Austin’s sign code distinguishes “on‐premise” from “off‐premise” signs, prohibiting the construction of new “off‐premise” signs — that is, signs that advertise products or businesses located elsewhere — while at the same time allowing for new “on‐premise” signs. Austin argues that the distinction is rationally related to the aims of preserving the city’s aesthetic character and ensuring public safety. When advertising company Reagan National applied to construct dozens of off‐premise signs, a mainstay of Reagan’s advertising business, the city denied the permit.
Reagan National sued under the First Amendment. The district court applied so‐called intermediate scrutiny and upheld the regulation. Now, on appeal to the Fifth Circuit, Reagan National asks the court to overturn the district court and Cato has filed a brief in support.
We argue that the proper standard of review in this case is strict scrutiny — a standard the law certainly fails. The regulation here is content‐based, though it might not seem so at first glance. Content‐based restrictions are, as the Supreme Court has said, “those that target speech based on its communicative content” and are “presumptively unconstitutional” unless the law passes strict scrutiny. Because Austin allows for the construction of new signs that read, say, “buy here,” while at the same time prohibiting the construction of new signs that read “buy there,” then otherwise identical signs are therefore treated differently based upon the message conveyed — that is, the content. Surely, both types of sign, conceivably identical in every other way save for the physical address to which it directs potential customers, would equally affect the attention of drivers or a city’s existing beauty.

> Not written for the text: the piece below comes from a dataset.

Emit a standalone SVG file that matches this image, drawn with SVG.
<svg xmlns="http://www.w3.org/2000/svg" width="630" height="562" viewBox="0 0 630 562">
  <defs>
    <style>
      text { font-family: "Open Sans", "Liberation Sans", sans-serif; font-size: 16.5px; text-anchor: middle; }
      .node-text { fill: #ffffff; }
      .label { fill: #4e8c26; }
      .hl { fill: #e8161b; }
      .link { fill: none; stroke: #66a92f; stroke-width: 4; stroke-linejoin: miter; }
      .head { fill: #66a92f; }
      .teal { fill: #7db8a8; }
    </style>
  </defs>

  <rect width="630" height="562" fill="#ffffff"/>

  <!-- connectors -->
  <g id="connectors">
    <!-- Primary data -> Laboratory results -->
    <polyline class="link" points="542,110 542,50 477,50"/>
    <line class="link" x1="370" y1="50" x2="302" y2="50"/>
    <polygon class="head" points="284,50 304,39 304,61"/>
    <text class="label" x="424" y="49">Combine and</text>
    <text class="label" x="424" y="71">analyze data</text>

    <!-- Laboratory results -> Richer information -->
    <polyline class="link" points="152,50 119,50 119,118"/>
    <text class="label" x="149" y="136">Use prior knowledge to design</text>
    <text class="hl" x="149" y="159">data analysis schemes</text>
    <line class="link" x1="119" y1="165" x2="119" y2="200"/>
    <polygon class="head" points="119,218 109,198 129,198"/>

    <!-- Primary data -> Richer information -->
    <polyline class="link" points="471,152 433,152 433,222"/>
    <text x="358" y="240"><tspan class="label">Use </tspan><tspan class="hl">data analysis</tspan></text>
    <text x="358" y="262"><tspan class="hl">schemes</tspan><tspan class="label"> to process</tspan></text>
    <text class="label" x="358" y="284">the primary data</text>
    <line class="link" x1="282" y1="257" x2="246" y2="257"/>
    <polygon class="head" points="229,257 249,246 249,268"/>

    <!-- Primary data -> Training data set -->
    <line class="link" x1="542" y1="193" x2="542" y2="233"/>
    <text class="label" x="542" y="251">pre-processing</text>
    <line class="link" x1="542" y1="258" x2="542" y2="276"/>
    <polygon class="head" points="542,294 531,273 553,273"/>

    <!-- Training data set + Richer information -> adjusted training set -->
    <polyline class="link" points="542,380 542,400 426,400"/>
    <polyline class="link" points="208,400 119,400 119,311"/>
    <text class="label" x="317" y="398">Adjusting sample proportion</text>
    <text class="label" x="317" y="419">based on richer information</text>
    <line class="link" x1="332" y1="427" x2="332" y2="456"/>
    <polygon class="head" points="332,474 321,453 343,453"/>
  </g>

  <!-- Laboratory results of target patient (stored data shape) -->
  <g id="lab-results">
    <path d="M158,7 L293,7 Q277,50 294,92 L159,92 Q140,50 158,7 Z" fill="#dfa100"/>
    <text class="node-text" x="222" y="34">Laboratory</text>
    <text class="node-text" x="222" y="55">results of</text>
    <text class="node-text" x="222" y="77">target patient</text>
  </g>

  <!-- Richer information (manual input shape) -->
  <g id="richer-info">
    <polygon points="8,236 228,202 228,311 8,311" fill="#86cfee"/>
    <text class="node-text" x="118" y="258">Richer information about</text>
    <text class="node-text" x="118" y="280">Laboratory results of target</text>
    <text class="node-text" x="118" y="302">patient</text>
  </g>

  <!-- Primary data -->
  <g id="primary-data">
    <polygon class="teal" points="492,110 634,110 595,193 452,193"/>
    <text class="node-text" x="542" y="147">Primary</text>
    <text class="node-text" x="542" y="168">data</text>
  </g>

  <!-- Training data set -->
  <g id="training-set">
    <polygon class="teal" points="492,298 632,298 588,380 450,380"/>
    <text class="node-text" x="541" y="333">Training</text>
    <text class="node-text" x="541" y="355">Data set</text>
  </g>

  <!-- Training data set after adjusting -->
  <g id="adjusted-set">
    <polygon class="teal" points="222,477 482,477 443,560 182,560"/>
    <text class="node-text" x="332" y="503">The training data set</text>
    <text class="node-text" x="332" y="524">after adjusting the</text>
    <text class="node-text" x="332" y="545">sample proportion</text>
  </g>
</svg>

Moreover, even if the court doesn’t apply strict scrutiny, the city’s rationale fails the more forgiving “rational basis” standard. Here, the city’s denial of Reagan National’s application to construct dozens of off‐premise signs was irrational because it treated certain messages more favorably than others — some regarding on‐premise services, others off‐premise — while also regulating the discussion of a topic in general. Both outcomes run afoul of existing Supreme Court precedent if the government cannot show that the harms it recites are real rather than speculative. That’s unlikely. A giant rotating head of Colonel Sanders will have the same effect on local safety and aesthetics whether it is situated directly above a KFC or not.

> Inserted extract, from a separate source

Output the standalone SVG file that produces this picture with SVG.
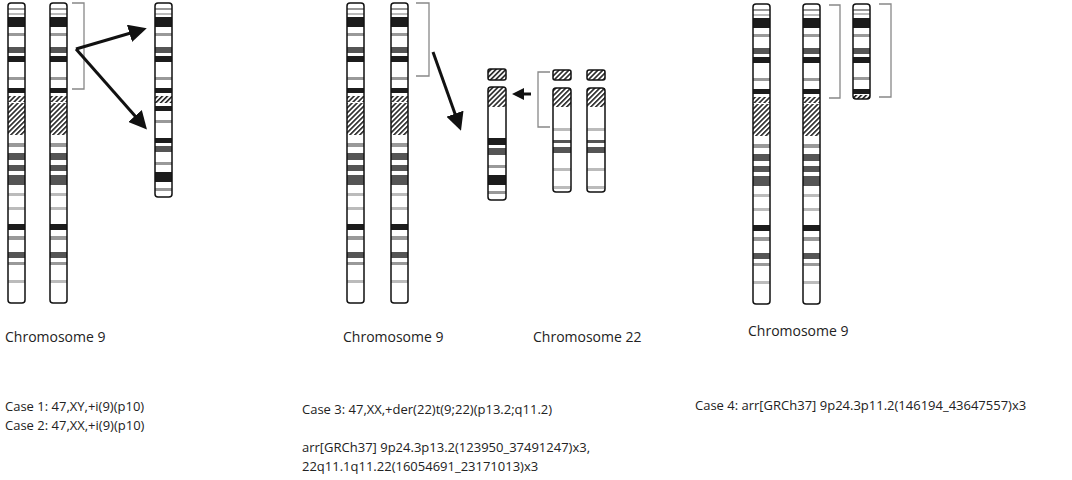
<svg xmlns="http://www.w3.org/2000/svg" width="1072" height="480" viewBox="0 0 1072 480">
<style>
.out{fill:none;stroke:#111;stroke-width:1.5}
.k{fill:#1c1c1c}.d{fill:#555}.g{fill:#999}.l{fill:#bbb}.h{fill:url(#hatch)}
.br{fill:none;stroke:#888;stroke-width:1.3}
.ar{stroke:#111;stroke-width:3;fill:none;marker-end:url(#ah)}
.ar2{stroke:#111;stroke-width:3;fill:none;marker-end:url(#ah2)}
text{font-family:"Open Sans","Liberation Sans",sans-serif;fill:#222}
.t1{font-size:14px}.t2{font-size:13px}
</style>
<defs>
<pattern id="hatch" width="3.5" height="3.5" patternUnits="userSpaceOnUse" patternTransform="rotate(45)">
<rect width="3.5" height="3.5" fill="#fff"/><rect width="1.6" height="3.5" fill="#222"/>
</pattern>
<marker id="ah" markerWidth="6" markerHeight="6" refX="4" refY="3" orient="auto" markerUnits="strokeWidth">
<path d="M0,0 L6,3 L0,6 z" fill="#111"/>
</marker>
<marker id="ah2" markerWidth="4" markerHeight="4" refX="2" refY="2" orient="auto" markerUnits="strokeWidth">
<path d="M0,0 L4,2 L0,4 z" fill="#111"/>
</marker>
<g id="c9">
<rect width="17" height="300" rx="3" fill="#fff"/>
<rect y="5" width="17" height="2" class="g"/><rect y="10" width="17" height="2" class="l"/>
<rect y="14" width="17" height="10" class="k"/><rect y="30" width="17" height="3" class="g"/>
<rect y="44" width="17" height="6" class="d"/><rect y="53" width="17" height="6" class="k"/>
<rect y="74" width="17" height="3" class="g"/><rect y="85" width="17" height="5" class="k"/>
<rect y="93" width="17" height="6" class="h"/><rect y="100" width="17" height="32" class="h"/>
<rect y="140" width="17" height="4" class="g"/><rect y="150" width="17" height="7" class="d"/>
<rect y="162" width="17" height="6" class="d"/><rect y="172" width="17" height="10" class="d"/>
<rect y="190" width="17" height="3" class="l"/><rect y="204" width="17" height="3" class="l"/>
<rect y="221" width="17" height="6" class="k"/><rect y="233" width="17" height="4" class="g"/>
<rect y="249" width="17" height="6" class="d"/><rect y="259" width="17" height="3" class="g"/>
<rect y="277" width="17" height="3" class="l"/>
<rect width="17" height="300" rx="3" class="out"/>
</g>
<g id="c22">
<rect y="0" width="18" height="10" rx="2" class="h" stroke="#111" stroke-width="1.5"/>
<rect y="18" width="18" height="104" rx="3" fill="#fff"/>
<rect y="18" width="18" height="19" class="h"/>
<rect y="58" width="18" height="3" class="l"/><rect y="70" width="18" height="3" class="d"/>
<rect y="77" width="18" height="6" class="d"/><rect y="98" width="18" height="3" class="l"/>
<rect y="116" width="18" height="3" class="l"/>
<rect y="18" width="18" height="104" rx="3" class="out"/>
</g>
</defs>

<g id="case1">
<use href="#c9" x="8" y="3"/>
<use href="#c9" x="50" y="3"/>
<g id="i9">
<rect x="155" y="3" width="17" height="194" rx="3" fill="#fff"/>
<rect x="155" y="8" width="17" height="2" class="g"/><rect x="155" y="13" width="17" height="2" class="l"/>
<rect x="155" y="17" width="17" height="10" class="k"/><rect x="155" y="33" width="17" height="3" class="g"/>
<rect x="155" y="47" width="17" height="6" class="d"/><rect x="155" y="56" width="17" height="6" class="k"/>
<rect x="155" y="77" width="17" height="3" class="g"/><rect x="155" y="88" width="17" height="5" class="k"/>
<rect x="155" y="96" width="17" height="7" class="h"/><rect x="155" y="106" width="17" height="5" class="k"/>
<rect x="155" y="120" width="17" height="3" class="g"/><rect x="155" y="138" width="17" height="5" class="k"/>
<rect x="155" y="146" width="17" height="6" class="d"/><rect x="155" y="162" width="17" height="3" class="g"/>
<rect x="155" y="172" width="17" height="10" class="k"/><rect x="155" y="188" width="17" height="3" class="g"/>
<rect x="155" y="3" width="17" height="194" rx="3" class="out"/>
</g>
</g>

<g id="case3">
<use href="#c9" x="347" y="3"/>
<use href="#c9" x="391" y="3"/>
<g id="der22">
<rect x="488" y="69" width="18" height="11" rx="2" class="h" stroke="#111" stroke-width="1.5"/>
<rect x="488" y="87" width="18" height="113" rx="3" fill="#fff"/>
<rect x="488" y="87" width="18" height="20" class="h"/>
<rect x="488" y="138" width="18" height="7" class="k"/><rect x="488" y="148" width="18" height="7" class="d"/>
<rect x="488" y="165" width="18" height="3" class="g"/><rect x="488" y="175" width="18" height="10" class="k"/>
<rect x="488" y="191" width="18" height="3" class="g"/>
<rect x="488" y="87" width="18" height="113" rx="3" class="out"/>
</g>
<use href="#c22" x="553" y="70"/>
<use href="#c22" x="587" y="70"/>
</g>

<g id="case4">
<use href="#c9" x="753" y="4"/>
<use href="#c9" x="803" y="4"/>
<g id="dup9">
<rect x="853" y="4" width="17" height="95" rx="3" fill="#fff"/>
<rect x="853" y="9" width="17" height="2" class="g"/><rect x="853" y="13" width="17" height="2" class="l"/>
<rect x="853" y="18" width="17" height="10" class="k"/><rect x="853" y="34" width="17" height="3" class="g"/>
<rect x="853" y="48" width="17" height="6" class="d"/><rect x="853" y="57" width="17" height="6" class="k"/>
<rect x="853" y="77" width="17" height="3" class="g"/><rect x="853" y="89" width="17" height="5" class="k"/>
<rect x="853" y="95" width="17" height="4" class="h"/>
<rect x="853" y="4" width="17" height="95" rx="3" class="out"/>
</g>
</g>

<g id="connectors">
<path class="br" d="M72,3 H84 V89 H72"/>
<path class="br" d="M416,3 H429 V76 H416"/>
<path class="br" d="M550,72 H538 V127 H550"/>
<path class="br" d="M829,5 H840 V98 H829"/>
<path class="br" d="M879,4 H891 V97 H879"/>
<path class="ar" d="M76,49 L141,30"/>
<path class="ar" d="M76,49 L143,125"/>
<path class="ar" d="M433,52 L459,125"/>
<path class="ar2" d="M531,94 L518,94"/>
</g>

<text class="t1" x="5" y="342">Chromosome 9</text>
<text class="t1" x="343" y="342">Chromosome 9</text>
<text class="t1" x="533" y="342">Chromosome 22</text>
<text class="t1" x="748" y="336">Chromosome 9</text>
<text class="t2" x="5" y="411">Case 1: 47,XY,+i(9)(p10)</text>
<text class="t2" x="5" y="430">Case 2: 47,XX,+i(9)(p10)</text>
<text class="t2" x="302" y="414">Case 3: 47,XX,+der(22)t(9;22)(p13.2;q11.2)</text>
<text class="t2" x="302" y="452">arr[GRCh37] 9p24.3p13.2(123950_37491247)x3,</text>
<text class="t2" x="302" y="471">22q11.1q11.22(16054691_23171013)x3</text>
<text class="t2" x="695" y="410">Case 4: arr[GRCh37] 9p24.3p11.2(146194_43647557)x3</text>
</svg>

While a city or state can protect drivers or the city’s existing aesthetic from obnoxious signage, it most do so within constitutional boundaries. If the regulation makes a distinction based on where the pizza is sold, it is content‐based — even if it seems to be rather innocuous. Moreover, while commercial speech is already given less constitutional protection than noncommercial speech —something that finds no justification in the Constitution—states and municipalities shouldn’t be given license to violate constitutional rights simply because the “speaker” appears to be selling something.